_EXERCISE INSTRUCTIONS_: Reproduce the whole listing, character for character.

_SUPPLIED DATA_:
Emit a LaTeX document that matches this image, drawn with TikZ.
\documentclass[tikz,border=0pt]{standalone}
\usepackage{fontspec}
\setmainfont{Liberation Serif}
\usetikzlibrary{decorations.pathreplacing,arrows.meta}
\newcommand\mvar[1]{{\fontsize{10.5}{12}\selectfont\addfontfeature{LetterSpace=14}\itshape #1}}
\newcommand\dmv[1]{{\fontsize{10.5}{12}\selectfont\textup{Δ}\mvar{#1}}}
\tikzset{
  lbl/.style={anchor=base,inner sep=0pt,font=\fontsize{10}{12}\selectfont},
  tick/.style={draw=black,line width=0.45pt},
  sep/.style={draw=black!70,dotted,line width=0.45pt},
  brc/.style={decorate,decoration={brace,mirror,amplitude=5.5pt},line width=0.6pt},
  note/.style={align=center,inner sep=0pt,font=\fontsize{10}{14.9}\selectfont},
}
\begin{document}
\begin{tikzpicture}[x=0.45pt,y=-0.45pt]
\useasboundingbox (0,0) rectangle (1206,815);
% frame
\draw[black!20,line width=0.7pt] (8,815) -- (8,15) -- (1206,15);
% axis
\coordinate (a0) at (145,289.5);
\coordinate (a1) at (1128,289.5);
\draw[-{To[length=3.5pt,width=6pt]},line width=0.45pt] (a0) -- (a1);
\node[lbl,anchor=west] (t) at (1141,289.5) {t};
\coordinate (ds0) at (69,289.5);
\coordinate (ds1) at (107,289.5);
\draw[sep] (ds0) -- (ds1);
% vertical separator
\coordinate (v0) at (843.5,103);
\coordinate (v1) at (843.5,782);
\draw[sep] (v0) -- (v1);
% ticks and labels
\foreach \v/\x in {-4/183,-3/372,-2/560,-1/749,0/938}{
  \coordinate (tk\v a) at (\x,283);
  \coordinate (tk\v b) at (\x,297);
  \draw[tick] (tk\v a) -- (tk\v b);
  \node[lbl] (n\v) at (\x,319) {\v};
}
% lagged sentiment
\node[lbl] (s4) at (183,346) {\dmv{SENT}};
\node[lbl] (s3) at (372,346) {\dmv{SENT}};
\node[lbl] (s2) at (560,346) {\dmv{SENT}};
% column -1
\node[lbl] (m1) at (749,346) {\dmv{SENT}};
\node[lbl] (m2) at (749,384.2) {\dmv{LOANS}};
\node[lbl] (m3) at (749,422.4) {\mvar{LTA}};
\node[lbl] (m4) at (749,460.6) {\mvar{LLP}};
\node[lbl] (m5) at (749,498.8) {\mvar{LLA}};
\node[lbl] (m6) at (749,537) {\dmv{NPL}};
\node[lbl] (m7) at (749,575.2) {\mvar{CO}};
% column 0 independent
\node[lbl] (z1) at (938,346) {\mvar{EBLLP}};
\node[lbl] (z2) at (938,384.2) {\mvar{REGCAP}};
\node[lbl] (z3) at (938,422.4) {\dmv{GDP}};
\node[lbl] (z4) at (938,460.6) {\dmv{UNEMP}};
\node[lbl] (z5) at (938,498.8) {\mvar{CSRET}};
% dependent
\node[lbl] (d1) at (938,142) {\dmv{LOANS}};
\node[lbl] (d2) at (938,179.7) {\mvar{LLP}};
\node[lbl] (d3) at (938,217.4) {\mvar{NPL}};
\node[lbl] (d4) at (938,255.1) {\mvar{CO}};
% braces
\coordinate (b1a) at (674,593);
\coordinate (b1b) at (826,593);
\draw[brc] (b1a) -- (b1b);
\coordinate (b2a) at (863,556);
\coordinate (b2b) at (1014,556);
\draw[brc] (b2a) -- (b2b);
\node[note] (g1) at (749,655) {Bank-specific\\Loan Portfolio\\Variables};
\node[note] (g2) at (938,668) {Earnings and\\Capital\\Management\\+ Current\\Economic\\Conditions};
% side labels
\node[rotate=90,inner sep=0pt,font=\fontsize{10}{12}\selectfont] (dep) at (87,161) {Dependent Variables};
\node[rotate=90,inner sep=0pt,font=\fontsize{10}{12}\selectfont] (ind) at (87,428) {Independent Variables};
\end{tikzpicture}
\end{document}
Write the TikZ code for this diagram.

_RESULT OF THIS TASK_:
Emit a LaTeX document that matches this image, drawn with TikZ.
\documentclass[tikz,border=0pt]{standalone}
\usepackage{fontspec}
\setmainfont{Liberation Serif}
\usetikzlibrary{decorations.pathreplacing,arrows.meta}
\newcommand\mvar[1]{{\fontsize{10.5}{12}\selectfont\addfontfeature{LetterSpace=14}\itshape #1}}
\newcommand\dmv[1]{{\fontsize{10.5}{12}\selectfont\textup{Δ}\mvar{#1}}}
\tikzset{
  lbl/.style={anchor=base,inner sep=0pt,font=\fontsize{10}{12}\selectfont},
  tick/.style={draw=black,line width=0.45pt},
  sep/.style={draw=black!70,dotted,line width=0.45pt},
  brc/.style={decorate,decoration={brace,mirror,amplitude=5.5pt},line width=0.6pt},
  note/.style={align=center,inner sep=0pt,font=\fontsize{10}{14.9}\selectfont},
}
\begin{document}
\begin{tikzpicture}[x=0.45pt,y=-0.45pt]
\useasboundingbox (0,0) rectangle (1206,815);
% frame
\draw[black!20,line width=0.7pt] (8,815) -- (8,15) -- (1206,15);
% axis
\coordinate (a0) at (145,289.5);
\coordinate (a1) at (1128,289.5);
\draw[-{To[length=3.5pt,width=6pt]},line width=0.45pt] (a0) -- (a1);
\node[lbl,anchor=west] (t) at (1141,289.5) {t};
\coordinate (ds0) at (69,289.5);
\coordinate (ds1) at (107,289.5);
\draw[sep] (ds0) -- (ds1);
% vertical separator
\coordinate (v0) at (843.5,103);
\coordinate (v1) at (843.5,782);
\draw[sep] (v0) -- (v1);
% ticks and labels
\foreach \v/\x in {-4/183,-3/372,-2/560,-1/749,0/938}{
  \coordinate (tk\v a) at (\x,283);
  \coordinate (tk\v b) at (\x,297);
  \draw[tick] (tk\v a) -- (tk\v b);
  \node[lbl] (n\v) at (\x,319) {\v};
}
% lagged sentiment
\node[lbl] (s4) at (183,346) {\dmv{SENT}};
\node[lbl] (s3) at (372,346) {\dmv{SENT}};
\node[lbl] (s2) at (560,346) {\dmv{SENT}};
% column -1
\node[lbl] (m1) at (749,346) {\dmv{SENT}};
\node[lbl] (m2) at (749,384.2) {\dmv{LOANS}};
\node[lbl] (m3) at (749,422.4) {\mvar{LTA}};
\node[lbl] (m4) at (749,460.6) {\mvar{LLP}};
\node[lbl] (m5) at (749,498.8) {\mvar{LLA}};
\node[lbl] (m6) at (749,537) {\dmv{NPL}};
\node[lbl] (m7) at (749,575.2) {\mvar{CO}};
% column 0 independent
\node[lbl] (z1) at (938,346) {\mvar{EBLLP}};
\node[lbl] (z2) at (938,384.2) {\mvar{REGCAP}};
\node[lbl] (z3) at (938,422.4) {\dmv{GDP}};
\node[lbl] (z4) at (938,460.6) {\dmv{UNEMP}};
\node[lbl] (z5) at (938,498.8) {\mvar{CSRET}};
% dependent
\node[lbl] (d1) at (938,142) {\dmv{LOANS}};
\node[lbl] (d2) at (938,179.7) {\mvar{LLP}};
\node[lbl] (d3) at (938,217.4) {\mvar{NPL}};
\node[lbl] (d4) at (938,255.1) {\mvar{CO}};
% braces
\coordinate (b1a) at (674,593);
\coordinate (b1b) at (826,593);
\draw[brc] (b1a) -- (b1b);
\coordinate (b2a) at (863,556);
\coordinate (b2b) at (1014,556);
\draw[brc] (b2a) -- (b2b);
\node[note] (g1) at (749,655) {Bank-specific\\Loan Portfolio\\Variables};
\node[note] (g2) at (938,668) {Earnings and\\Capital\\Management\\+ Current\\Economic\\Conditions};
% side labels
\node[rotate=90,inner sep=0pt,font=\fontsize{10}{12}\selectfont] (dep) at (87,161) {Dependent Variables};
\node[rotate=90,inner sep=0pt,font=\fontsize{10}{12}\selectfont] (ind) at (87,428) {Independent Variables};
\end{tikzpicture}
\end{document}
Write the TikZ code for this diagram.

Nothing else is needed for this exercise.